Todos sabemos que, siguiendo el modelo cervantino, la obra está
dentro de la obra: igual que El
Quijote se lo
encuentra Cervantes en un mercado de Toledo escrito por Cide Hamete
Benengeli (pero también en los textos de muchos autores que sobre
ello escriben), la novela de Cien
años de soledad
que leemos es la misma que lee Aureliano Babilonia en el cuarto de
Melquíades y que pergeñó en sánscrito el gitano mago.

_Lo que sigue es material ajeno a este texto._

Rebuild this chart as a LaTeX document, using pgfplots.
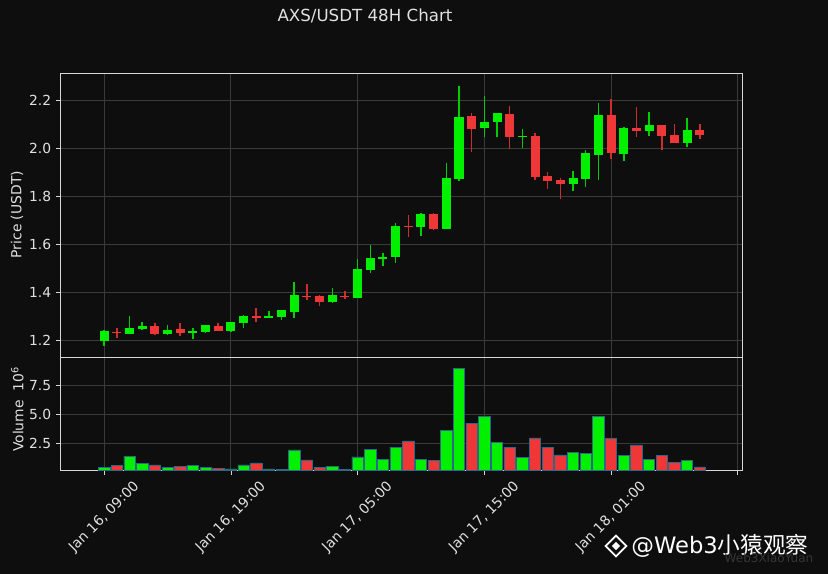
\documentclass[border=0pt]{standalone}
\usepackage{fontspec}
\setmainfont{DejaVu Sans}
\newfontfamily\cjk{Noto Sans CJK SC}
\usepackage{graphicx}
\usepackage{pgfplots}
\pgfplotsset{compat=1.18}
\usepackage{pgfplotstable}
\definecolor{bg}{RGB}{14,14,14}
\definecolor{upc}{RGB}{0,240,0}
\definecolor{dnc}{RGB}{240,55,55}
\definecolor{upw}{RGB}{0,205,0}
\definecolor{dnw}{RGB}{205,45,45}
\definecolor{gridc}{RGB}{58,58,58}
\definecolor{spine}{RGB}{215,215,215}
\definecolor{txt}{RGB}{225,225,225}
\definecolor{voledge}{RGB}{45,105,135}

% t = hours after Jan 16 09:00
\pgfplotstableread{
t  O     H     L     C     V
0  1.197 1.245 1.180 1.239 0.42
2  1.230 1.304 1.228 1.255 1.37
3  1.251 1.280 1.246 1.261 0.76
5  1.229 1.265 1.226 1.246 0.38
7  1.231 1.253 1.208 1.241 0.56
8  1.236 1.267 1.234 1.265 0.38
10 1.240 1.280 1.238 1.278 0.27
11 1.274 1.306 1.253 1.304 0.62
13 1.296 1.325 1.295 1.303 0.27
14 1.299 1.330 1.288 1.328 0.21
15 1.321 1.445 1.293 1.390 1.92
18 1.360 1.418 1.357 1.392 0.47
20 1.380 1.540 1.378 1.499 1.31
21 1.496 1.600 1.482 1.546 1.98
22 1.541 1.565 1.510 1.551 1.11
23 1.547 1.690 1.526 1.676 2.15
25 1.672 1.731 1.635 1.729 1.08
27 1.667 1.940 1.665 1.876 3.59
28 1.874 2.261 1.864 2.133 9.01
30 2.085 2.218 2.047 2.112 4.81
31 2.110 2.149 2.049 2.147 2.55
33 2.049 2.082 2.003 2.053 1.25
37 1.854 1.907 1.824 1.876 1.69
38 1.872 1.996 1.839 1.982 1.60
39 1.975 2.190 1.870 2.142 4.81
41 1.980 2.092 1.947 2.086 1.43
43 2.072 2.153 2.055 2.100 1.11
46 2.024 2.128 2.008 2.079 1.02
}\up

\pgfplotstableread{
t  O     H     L     C     V
1  1.237 1.254 1.210 1.235 0.59
4  1.262 1.274 1.224 1.229 0.62
6  1.247 1.274 1.221 1.233 0.50
9  1.262 1.272 1.239 1.240 0.33
12 1.303 1.336 1.279 1.299 0.79
16 1.387 1.437 1.371 1.383 1.05
17 1.385 1.392 1.346 1.363 0.42
19 1.388 1.407 1.374 1.384 0.24
24 1.678 1.725 1.632 1.674 2.70
26 1.726 1.733 1.663 1.665 1.02
29 2.136 2.149 1.985 2.083 4.20
32 2.145 2.179 1.997 2.050 2.15
34 2.053 2.065 1.868 1.883 2.96
35 1.885 1.905 1.833 1.867 2.15
36 1.870 1.878 1.789 1.855 1.48
40 2.142 2.205 1.958 1.982 2.90
42 2.085 2.174 2.050 2.073 2.35
44 2.097 2.100 1.996 2.054 1.43
45 2.057 2.105 2.022 2.024 0.82
47 2.076 2.104 2.040 2.057 0.44
}\down

\pgfplotsset{
  base/.style={
    scale only axis, width=511.5pt,
    xmin=-3.44, xmax=50.39,
    axis line style={spine, line width=0.75pt},
    axis background/.style={fill=bg},
    grid=major,
    major grid style={gridc, line width=0.75pt},
    tick style={spine, line width=0.6pt},
    major tick length=3.6pt,
    tick align=outside,
    xtick={0,10,20,30,40,50},
    ticklabel style={txt, font=\fontsize{10.4}{12}\selectfont},
  },
  wick/.style={only marks, mark=*, mark size=0pt, mark options={draw=none, fill=none}, forget plot,
    error bars/.cd, y dir=both, y explicit, error mark=none,
    error bar style={#1, line width=1.2pt}},
  body/.style={only marks, mark=*, mark size=0pt, mark options={draw=none, fill=none}, forget plot,
    error bars/.cd, y dir=both, y explicit, error mark=none,
    error bar style={#1, line width=6.75pt}},
}

\begin{document}
\begin{tikzpicture}
\fill[bg] (0,0) rectangle (621pt,430.5pt);
\useasboundingbox (0,0) rectangle (621pt,430.5pt);

\begin{axis}[base, at={(45.5pt,162.5pt)}, anchor=south west, height=213pt,
  ymin=1.131, ymax=2.314,
  ytick={1.2,1.4,1.6,1.8,2.0,2.2}, yticklabels={1.2,1.4,1.6,1.8,2.0,2.2},
  xticklabels={}, xmajorticks=false, ytick pos=left]
\addplot[wick=upw] table[x=t, y expr={(\thisrow{H}+\thisrow{L})/2}, y error expr={(\thisrow{H}-\thisrow{L})/2}] {\up};
\addplot[wick=dnw] table[x=t, y expr={(\thisrow{H}+\thisrow{L})/2}, y error expr={(\thisrow{H}-\thisrow{L})/2}] {\down};
\addplot[body=upc] table[x=t, y expr={(\thisrow{O}+\thisrow{C})/2}, y error expr={max(abs(\thisrow{C}-\thisrow{O})/2,0.002)}] {\up};
\addplot[body=dnc] table[x=t, y expr={(\thisrow{O}+\thisrow{C})/2}, y error expr={max(abs(\thisrow{C}-\thisrow{O})/2,0.002)}] {\down};
\end{axis}

\begin{axis}[base, at={(45.5pt,77.8pt)}, anchor=south west, height=84.75pt,
  ymin=0.15, ymax=9.97,
  ytick={2.5,5,7.5}, yticklabels={2.5,5.0,7.5},
  xticklabels={\rotatebox{45}{Jan 16, 09:00},\rotatebox{45}{Jan 16, 19:00},\rotatebox{45}{Jan 17, 05:00},\rotatebox{45}{Jan 17, 15:00},\rotatebox{45}{Jan 18, 01:00},{}},
  xticklabel style={anchor=north},
  xtick pos=bottom, ytick pos=left]
\addplot[ybar, bar width=0.9, bar shift=0pt, fill=upc, draw=voledge, line width=0.5pt] table[x=t, y=V] {\up};
\addplot[ybar, bar width=0.9, bar shift=0pt, fill=dnc, draw=voledge, line width=0.5pt] table[x=t, y=V] {\down};
\end{axis}

\node[txt, font=\fontsize{12.5}{15}\selectfont] at (273.75pt,418.5pt) {AXS/USDT 48H Chart};
\node[txt, rotate=90, font=\fontsize{10.4}{12}\selectfont] at (12.75pt,269.5pt) {Price (USDT)};
\node[txt, rotate=90, font=\fontsize{10.4}{12}\selectfont] at (13pt,123.4pt) {Volume \ 10\textsuperscript{6}};

% watermark
\begin{scope}[shift={(462pt,21pt)}]
  \draw[white, line width=1.3pt, rotate=45] (-5.5pt,-5.5pt) rectangle (5.5pt,5.5pt);
  \fill[white, rotate=45] (-2.2pt,-2.2pt) rectangle (2.2pt,2.2pt);
\end{scope}
\node[white, anchor=west, font=\fontsize{17}{20}\selectfont] at (470pt,21pt) {@Web3{\cjk 小猿观察}};
\node[gray!35!bg, anchor=west, font=\fontsize{9}{11}\selectfont] at (540pt,12pt) {Web3XiaoYuan};
\end{tikzpicture}
\end{document}
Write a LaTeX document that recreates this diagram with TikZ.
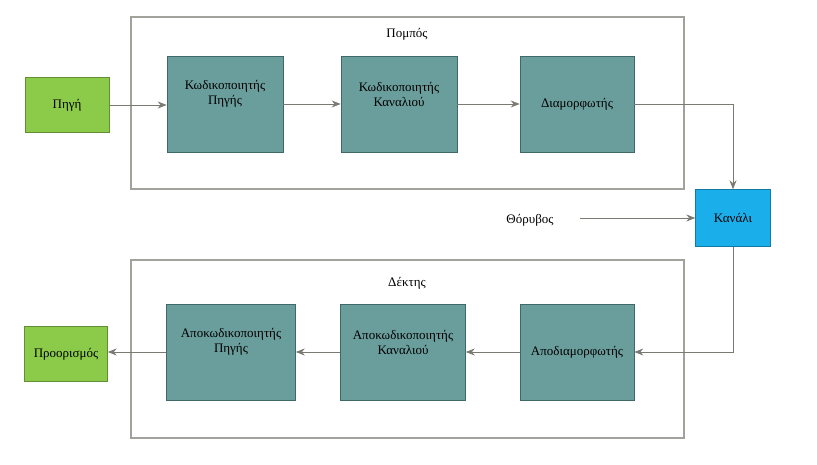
\documentclass[tikz,border=0pt]{standalone}
\usepackage{fontspec}
\setmainfont{Liberation Serif}
\usetikzlibrary{arrows.meta}
\definecolor{teal1}{HTML}{6A9E9C}
\definecolor{teal2}{HTML}{4F8381}
\definecolor{grn}{HTML}{8CCB4A}
\definecolor{blu}{HTML}{1AAEEA}
\definecolor{ln}{HTML}{7A7A72}
\begin{document}
\begin{tikzpicture}[x=1pt,y=-1pt,font=\fontsize{13}{15}\selectfont,
  frame/.style={draw=ln!70,line width=1.2pt,fill=none},
  tbox/.style={draw=teal2!80!black,fill=teal1,line width=0.6pt,minimum width=#1,minimum height=96,align=center,inner sep=0},
  gbox/.style={draw=grn!70!black,fill=grn,minimum width=84,minimum height=55,inner sep=0},
  arr/.style={draw=ln,line width=0.8pt,-{Stealth[length=9pt,width=7pt]}}]
\useasboundingbox (0,0) rectangle (817,465);
\fill[white] (0,0) rectangle (817,465);
\draw[frame] (131,17) rectangle (684,189);
\draw[frame] (131,260) rectangle (684,438);
\node at (407,34) {Πομπός};
\node at (407,283) {Δέκτης};
\node[gbox] (src) at (67,105) {Πηγή};
\node[tbox=116] (ks) at (225,104) {};
\node at (225,104) [yshift=10pt,align=center] {Κωδικοποιητής\\Πηγής};
\node[tbox=116] (kk) at (399,104) {};
\node at (399,104) [yshift=10pt,align=center] {Κωδικοποιητής\\Καναλιού};
\node[tbox=114] (mod) at (577,104) {};
\node at (577,104) {Διαμορφωτής};
\node[draw=blu!70!black,fill=blu,minimum width=75,minimum height=57,inner sep=0] (ch) at (733,218) {Κανάλι};
\node (noise) at (530,220) {Θόρυβος};
\coordinate (nz) at (580,218);
\node[tbox=114] (dem) at (577,352) {};
\node at (577,352) {Αποδιαμορφωτής};
\node[tbox=125] (dk) at (403,352) {};
\node at (403,352) [yshift=10pt,align=center] {Αποκωδικοποιητής\\Καναλιού};
\node[tbox=129] (ds) at (231,352) {};
\node at (231,352) [yshift=10pt,align=center] {Αποκωδικοποιητής\\Πηγής};
\node[gbox,minimum width=83] (dst) at (66,354) {Προορισμός};
\draw[arr] (src.east) -- (src.east -| ks.west);
\draw[arr] (ks) -- (kk);
\draw[arr] (kk) -- (mod);
\draw[arr] (mod.east) -| (ch.north);
\draw[arr] (nz) -- (ch.west);
\draw[arr] (ch.south) |- (dem.east);
\draw[arr] (dem) -- (dk);
\draw[arr] (dk) -- (ds);
\draw[arr] (ds.west) -- (ds.west -| dst.east);
\end{tikzpicture}
\end{document}
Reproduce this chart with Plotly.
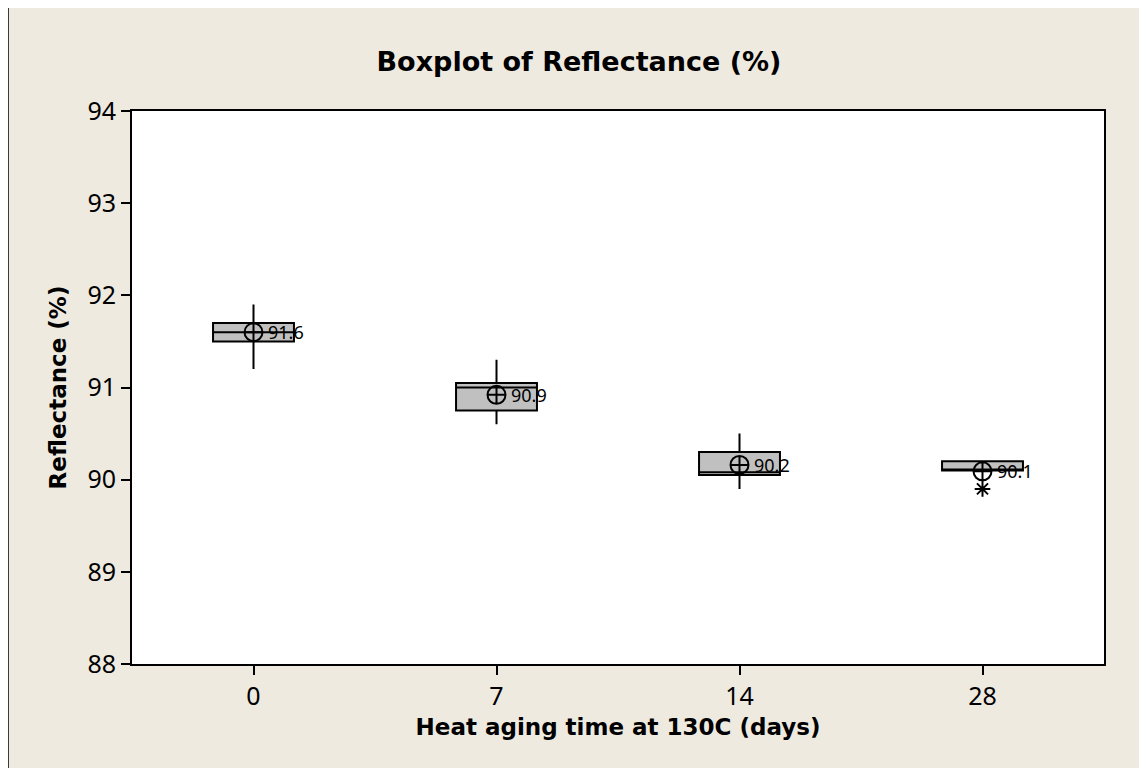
import plotly.graph_objects as go

categories = ["0", "7", "14", "28"]
q1 = [91.5, 90.75, 90.05, 90.1]
median = [91.6, 91.0, 90.08, 90.1]
q3 = [91.7, 91.05, 90.3, 90.2]
lower_whisker = [91.2, 90.6, 89.9, 90.1]
upper_whisker = [91.9, 91.3, 90.5, 90.2]
means = [91.6, 90.92, 90.16, 90.09]
mean_labels = ["91.6", "90.9", "90.2", "90.1"]
outlier_cats = ["28"]
outlier_vals = [89.9]
y_ticks = [88, 89, 90, 91, 92, 93, 94]

# page body has an 8px margin; figure origin is at window (8, 8)
W, H = 1139, 760
L, R, T, B = 124, 43, 103, 104
pw, ph = W - L - R, H - T - B

TF = "DejaVu Sans"
NF = "Noto Sans"

fig = go.Figure()
fig.add_trace(go.Box(
    x=categories, q1=q1, median=median, q3=q3,
    lowerfence=lower_whisker, upperfence=upper_whisker,
    fillcolor="#C0C0C0", line=dict(color="black", width=2),
    whiskerwidth=0, width=0.333, boxpoints=False, showlegend=False,
    hoverinfo="skip",
))
fig.add_trace(go.Scatter(
    x=categories, y=means, mode="markers",
    marker=dict(symbol="circle-cross-open", size=18, color="black",
                line=dict(width=2, color="black")),
    showlegend=False,
))
fig.add_trace(go.Scatter(
    x=outlier_cats, y=outlier_vals, mode="markers",
    marker=dict(symbol="asterisk-open", size=13, color="black",
                line=dict(width=2, color="black")),
    showlegend=False,
))
for i, (m, lab) in enumerate(zip(means, mean_labels)):
    fig.add_annotation(x=i, y=m, text=lab, showarrow=False, xanchor="left",
                       xshift=12, font=dict(family=NF, size=18, color="black"))

def px2paper_x(px):
    return (px - L) / pw

def px2paper_y(py):
    return 1 - (py - T) / ph

fig.add_shape(type="rect", xref="paper", yref="paper",
              x0=px2paper_x(0), x1=px2paper_x(W + 20), y0=px2paper_y(-2), y1=px2paper_y(H + 20),
              fillcolor="#EEEAE0", line=dict(color="black", width=1.5), layer="below")
fig.add_shape(type="rect", xref="paper", yref="paper",
              x0=0, x1=1, y0=0, y1=1, fillcolor="white", line=dict(width=0), layer="below")

fig.update_layout(
    width=W, height=H,
    margin=dict(l=L, r=R, t=T, b=B),
    paper_bgcolor="white", plot_bgcolor="white",
    title=dict(text="<b>Boxplot of Reflectance (%)</b>", x=571 / W, xref="container",
               xanchor="center", y=1 - 54 / H, yanchor="middle",
               font=dict(family=TF, size=27, color="black")),
    font=dict(family=NF, color="black"),
)
fig.update_xaxes(
    type="category", categoryorder="array", categoryarray=categories,
    range=[-0.5, 3.5], showline=True, mirror=True, linecolor="black", linewidth=2,
    ticks="outside", ticklen=9, tickwidth=2, tickcolor="black",
    showgrid=False, zeroline=False,
    tickfont=dict(family=NF, size=25),
    title=dict(text="<b>Heat aging time at 130C (days)</b>", standoff=8,
               font=dict(family=TF, size=23)),
)
fig.update_yaxes(
    range=[88, 94], tickvals=y_ticks, showline=True, mirror=True,
    linecolor="black", linewidth=2,
    ticks="outside", ticklen=9, tickwidth=2, tickcolor="black",
    showgrid=False, zeroline=False,
    tickfont=dict(family=NF, size=25),
    title=dict(text="<b>Reflectance (%)</b>", standoff=14,
               font=dict(family=TF, size=23)),
)

fig.write_html("out.html")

Así los
autores-narradores serían Cide Hamete y Melquíades, pero esto no es
sino una paradoja lógica, de esas que veía tan claro Bertrand
Russell, y que a mi me producen una especie de vértigo mental. Lo
que sí que puedo ver es que la presencia de El
Quijote y Cien
años de soledad
dentro de las respectivas novelas es como la presencia del lienzo y
de Velázquez en Las
meninas:
una figuración ficticia, que alude, pero no agota a los propios
entes que quiere representar.
Así
las cosas, aparte del esquivo autor Melquíades ¿no podría la
novela sugerir que el autor-narrador podría ser Gabriel, otro
escribidor de los varios que hay en la novela (Melquíades, Aureliano
Buendía, el sabio catalán), que en su habitación de París, vive
de día y escribe de noche? ¿y eso que escribe no podría ser la
rememoración de confidencias que Aureliano Babilonia le hubiera
hecho sobre sus progresos en la interpretación de los pergaminos de
Melquíades? No olvidemos que Aureliano “estaba más cerca de
Gabriel que de los otros” (441), “que estaban vinculados por una
especie de complicidad, fundada en hechos reales en los que nadie
creía” (la realidad del coronel Aureliano Buendía y de la matanza
de los obreros) (442), que “Gabriel dormía donde lo sorprendía la
hora. Aureliano lo acomodó varias veces en el taller de platería,
pero se pasaba las noches en vela, perturbado por el trasiego de los
muertos que andaban hasta el amanecer por los dormitorios.” (442)
(¿Se encontraría con Melquíades? ¿Hablaría con él?), que
incluso se lo encomendó a su amante, la benigna prostituta
Nigromanta. Si tenemos todo esto presente, la profunda identificación
entre los amigos Aureliano -intérprete de los pergaminos- y Gabriel
-compulsivo escribidor en París-, y creemos que lo que éste escribe
es lo que le puede haber transmitido Aureliano (o incluso el propio
Melquíades), Cien
años de soledad
sería el memorable fruto de una inmensa amistad.
N.B. Los números de las páginas corresponden a la edición conmemorativa de la RAE de 2007.